▶ _The problem_: Report every line below that holds the word "this".

[Start Task material]

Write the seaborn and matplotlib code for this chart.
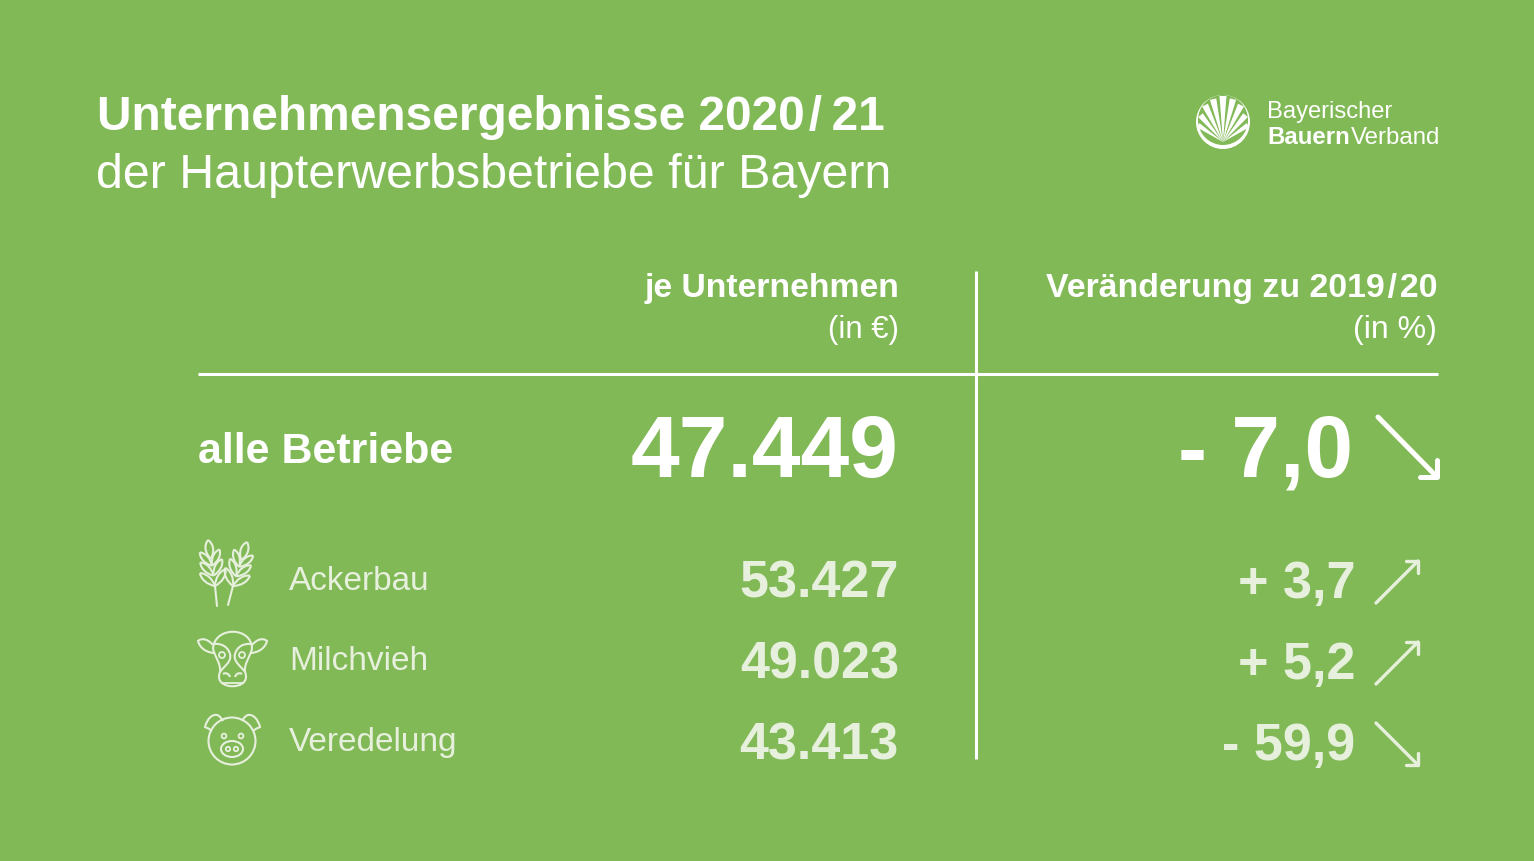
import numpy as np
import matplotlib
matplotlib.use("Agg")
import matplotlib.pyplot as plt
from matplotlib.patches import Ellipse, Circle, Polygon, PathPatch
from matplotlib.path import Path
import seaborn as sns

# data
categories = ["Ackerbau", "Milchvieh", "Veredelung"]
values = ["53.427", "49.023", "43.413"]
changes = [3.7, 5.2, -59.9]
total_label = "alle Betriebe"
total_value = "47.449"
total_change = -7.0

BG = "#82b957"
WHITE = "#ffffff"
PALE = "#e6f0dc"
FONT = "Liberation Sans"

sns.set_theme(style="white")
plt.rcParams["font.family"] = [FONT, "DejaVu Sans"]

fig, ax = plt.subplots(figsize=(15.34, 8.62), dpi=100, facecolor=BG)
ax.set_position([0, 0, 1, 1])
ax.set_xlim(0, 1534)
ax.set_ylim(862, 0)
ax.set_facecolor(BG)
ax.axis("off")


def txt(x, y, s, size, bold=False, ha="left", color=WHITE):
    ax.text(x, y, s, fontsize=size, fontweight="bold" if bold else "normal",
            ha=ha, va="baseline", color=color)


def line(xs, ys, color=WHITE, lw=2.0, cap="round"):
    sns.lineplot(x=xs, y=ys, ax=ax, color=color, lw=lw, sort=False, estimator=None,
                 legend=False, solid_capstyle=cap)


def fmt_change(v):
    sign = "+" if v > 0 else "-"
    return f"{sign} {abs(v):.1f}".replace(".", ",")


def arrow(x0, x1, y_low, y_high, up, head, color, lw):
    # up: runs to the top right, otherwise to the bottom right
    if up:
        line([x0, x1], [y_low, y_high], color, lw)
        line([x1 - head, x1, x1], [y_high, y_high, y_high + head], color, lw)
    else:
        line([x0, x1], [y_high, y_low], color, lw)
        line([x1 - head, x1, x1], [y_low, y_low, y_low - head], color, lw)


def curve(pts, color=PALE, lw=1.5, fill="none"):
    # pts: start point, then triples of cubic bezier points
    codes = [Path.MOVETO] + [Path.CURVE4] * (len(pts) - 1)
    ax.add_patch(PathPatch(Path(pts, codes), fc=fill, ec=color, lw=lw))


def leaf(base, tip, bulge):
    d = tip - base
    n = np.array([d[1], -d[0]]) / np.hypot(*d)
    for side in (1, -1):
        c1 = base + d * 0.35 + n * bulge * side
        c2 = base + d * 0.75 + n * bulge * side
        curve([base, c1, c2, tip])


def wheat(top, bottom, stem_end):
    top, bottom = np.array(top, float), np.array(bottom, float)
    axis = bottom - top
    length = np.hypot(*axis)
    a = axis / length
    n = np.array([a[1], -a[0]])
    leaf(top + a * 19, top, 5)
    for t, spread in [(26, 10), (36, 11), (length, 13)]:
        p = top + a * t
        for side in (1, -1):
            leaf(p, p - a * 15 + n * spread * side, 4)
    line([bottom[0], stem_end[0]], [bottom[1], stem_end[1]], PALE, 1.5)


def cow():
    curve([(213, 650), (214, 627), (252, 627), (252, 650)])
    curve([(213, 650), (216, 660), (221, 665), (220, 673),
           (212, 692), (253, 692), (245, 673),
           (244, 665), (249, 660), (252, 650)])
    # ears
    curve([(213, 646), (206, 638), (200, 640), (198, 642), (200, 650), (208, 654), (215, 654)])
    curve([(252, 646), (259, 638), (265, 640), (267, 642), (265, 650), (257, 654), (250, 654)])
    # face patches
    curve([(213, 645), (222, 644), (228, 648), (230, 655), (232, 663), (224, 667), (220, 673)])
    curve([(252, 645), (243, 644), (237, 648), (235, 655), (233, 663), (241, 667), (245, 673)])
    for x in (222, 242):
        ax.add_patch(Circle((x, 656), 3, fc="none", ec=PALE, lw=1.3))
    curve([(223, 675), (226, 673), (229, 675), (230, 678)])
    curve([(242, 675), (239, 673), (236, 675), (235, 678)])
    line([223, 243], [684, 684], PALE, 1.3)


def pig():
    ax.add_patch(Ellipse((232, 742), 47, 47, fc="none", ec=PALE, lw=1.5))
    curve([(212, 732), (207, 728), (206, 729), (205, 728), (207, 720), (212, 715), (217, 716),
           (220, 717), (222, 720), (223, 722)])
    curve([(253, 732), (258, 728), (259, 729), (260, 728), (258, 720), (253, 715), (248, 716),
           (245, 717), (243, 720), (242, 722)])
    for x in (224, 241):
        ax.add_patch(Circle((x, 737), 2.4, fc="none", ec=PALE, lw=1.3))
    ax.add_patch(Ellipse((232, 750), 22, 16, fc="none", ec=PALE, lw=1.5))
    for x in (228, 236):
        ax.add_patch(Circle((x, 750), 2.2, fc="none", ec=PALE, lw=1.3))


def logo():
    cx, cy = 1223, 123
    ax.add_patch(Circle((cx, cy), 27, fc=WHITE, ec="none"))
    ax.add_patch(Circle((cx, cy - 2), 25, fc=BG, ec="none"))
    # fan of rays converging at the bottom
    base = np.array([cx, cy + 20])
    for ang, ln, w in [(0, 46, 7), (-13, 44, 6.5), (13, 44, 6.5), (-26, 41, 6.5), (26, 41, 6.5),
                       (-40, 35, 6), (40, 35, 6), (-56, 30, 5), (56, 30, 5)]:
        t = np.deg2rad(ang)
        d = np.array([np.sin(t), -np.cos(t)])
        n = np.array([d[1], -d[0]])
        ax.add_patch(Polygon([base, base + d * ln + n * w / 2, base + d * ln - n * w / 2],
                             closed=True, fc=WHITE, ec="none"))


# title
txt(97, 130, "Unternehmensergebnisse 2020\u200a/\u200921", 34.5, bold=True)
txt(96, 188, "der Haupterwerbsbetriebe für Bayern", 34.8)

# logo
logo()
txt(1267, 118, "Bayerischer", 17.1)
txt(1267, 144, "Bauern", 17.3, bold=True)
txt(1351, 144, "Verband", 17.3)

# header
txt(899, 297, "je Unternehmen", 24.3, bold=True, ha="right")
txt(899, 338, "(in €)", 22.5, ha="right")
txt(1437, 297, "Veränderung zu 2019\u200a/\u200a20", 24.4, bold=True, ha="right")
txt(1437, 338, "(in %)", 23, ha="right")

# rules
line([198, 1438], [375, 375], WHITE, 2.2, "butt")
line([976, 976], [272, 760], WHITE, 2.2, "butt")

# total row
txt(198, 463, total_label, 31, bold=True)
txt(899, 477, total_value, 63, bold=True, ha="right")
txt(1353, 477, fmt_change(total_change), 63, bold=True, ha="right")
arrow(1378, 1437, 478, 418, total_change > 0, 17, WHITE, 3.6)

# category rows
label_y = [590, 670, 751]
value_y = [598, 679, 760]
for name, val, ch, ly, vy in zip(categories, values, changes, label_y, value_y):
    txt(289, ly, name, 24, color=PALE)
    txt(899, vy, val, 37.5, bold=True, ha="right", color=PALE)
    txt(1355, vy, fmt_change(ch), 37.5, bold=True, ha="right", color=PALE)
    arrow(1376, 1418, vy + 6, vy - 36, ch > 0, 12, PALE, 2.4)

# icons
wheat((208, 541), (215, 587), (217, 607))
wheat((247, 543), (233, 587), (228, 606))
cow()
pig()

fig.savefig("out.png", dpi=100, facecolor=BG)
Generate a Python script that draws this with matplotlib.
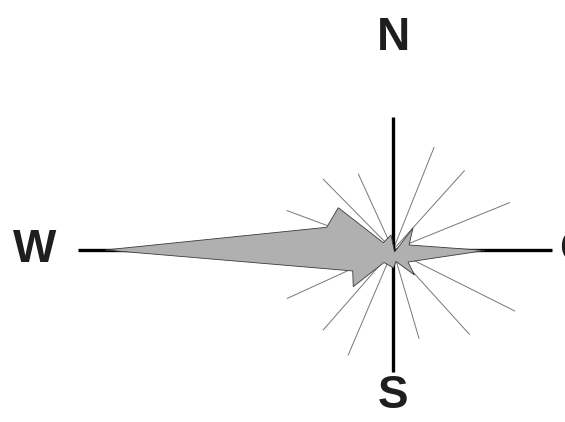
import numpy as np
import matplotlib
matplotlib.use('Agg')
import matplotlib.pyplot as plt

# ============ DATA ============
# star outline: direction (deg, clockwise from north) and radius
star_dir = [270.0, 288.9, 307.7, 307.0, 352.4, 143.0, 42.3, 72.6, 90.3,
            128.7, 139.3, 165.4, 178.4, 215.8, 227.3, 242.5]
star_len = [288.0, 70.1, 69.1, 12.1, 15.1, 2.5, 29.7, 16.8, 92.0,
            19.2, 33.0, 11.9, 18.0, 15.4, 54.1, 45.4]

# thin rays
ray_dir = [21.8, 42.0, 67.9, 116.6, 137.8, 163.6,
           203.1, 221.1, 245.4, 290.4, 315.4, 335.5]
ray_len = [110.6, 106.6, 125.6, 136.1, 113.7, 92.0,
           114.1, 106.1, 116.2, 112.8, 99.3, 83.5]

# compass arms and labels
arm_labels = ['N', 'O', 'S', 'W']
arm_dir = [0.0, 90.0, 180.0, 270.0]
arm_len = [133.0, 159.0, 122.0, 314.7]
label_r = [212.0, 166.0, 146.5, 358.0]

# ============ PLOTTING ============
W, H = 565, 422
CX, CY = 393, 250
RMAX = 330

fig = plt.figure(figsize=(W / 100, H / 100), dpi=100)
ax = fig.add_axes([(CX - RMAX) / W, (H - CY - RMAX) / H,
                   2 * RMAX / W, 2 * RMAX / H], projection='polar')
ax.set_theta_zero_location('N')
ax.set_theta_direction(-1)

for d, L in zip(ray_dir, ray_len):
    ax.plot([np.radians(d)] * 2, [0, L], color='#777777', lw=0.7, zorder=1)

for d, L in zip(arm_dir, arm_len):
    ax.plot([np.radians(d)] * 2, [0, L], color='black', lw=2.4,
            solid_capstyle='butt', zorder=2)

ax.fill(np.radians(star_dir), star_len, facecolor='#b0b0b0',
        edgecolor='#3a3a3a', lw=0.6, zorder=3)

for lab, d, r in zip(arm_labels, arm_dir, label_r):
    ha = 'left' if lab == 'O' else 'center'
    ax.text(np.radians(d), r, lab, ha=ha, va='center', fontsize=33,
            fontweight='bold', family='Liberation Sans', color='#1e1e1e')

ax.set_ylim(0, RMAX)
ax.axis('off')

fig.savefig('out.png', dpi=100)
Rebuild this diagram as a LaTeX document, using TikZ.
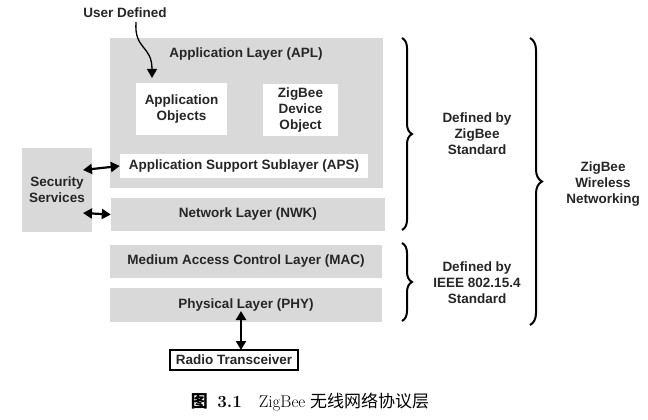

[End Task material]

▶ _Solution_:
Write the seaborn and matplotlib code for this chart.
Generate a Python script that draws this with matplotlib.
Rebuild this diagram as a LaTeX document, using TikZ.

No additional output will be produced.